En étant auréolé du titre de "meilleur jeu de l'année" par de nombreux médias, on est certainement en droit de se poser la question ultime : pensez-vous qu'il y aura un avant et un après Baldur's Gate 3 comme on pu l'être des titres comme "The Elder Scrolls 5 : Skyrim" ou "The Legends of Zelda : Breath of the Wild" pour le monde du jeu vidéo ?

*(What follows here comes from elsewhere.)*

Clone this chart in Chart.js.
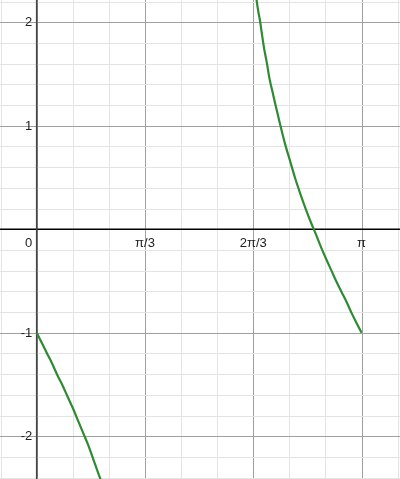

"Quand j'étais ado, j'ai joué à des titres incroyables comme "Vagrant Story", "Metal Gear Solid" ou encore "Final Fantasy VII". Dans tout ce que je réalise aujourd'hui, il y a un peu de ces jeux. Dans tout ce que je fais dans l'industrie, on retrouve un peu de ces titres iconiques du Jeu Vidéo, et je sais que c'est la même chose pour plusieurs personnes chez Larian Studios. Donc peut-être que dans 10 ou 15 ans, on verra une nouvelle génération qui se dit elle-même grandement influencée par Baldur's Gate 3. J'ignore s'il y a un "avant" ou un "après" BG3 bien que beaucoup pensent que oui. Moi, tout ce que je demande, c'est d'avoir pu rendre les joueurs heureux, que ce soit pour 2, 5 ou 100 heures."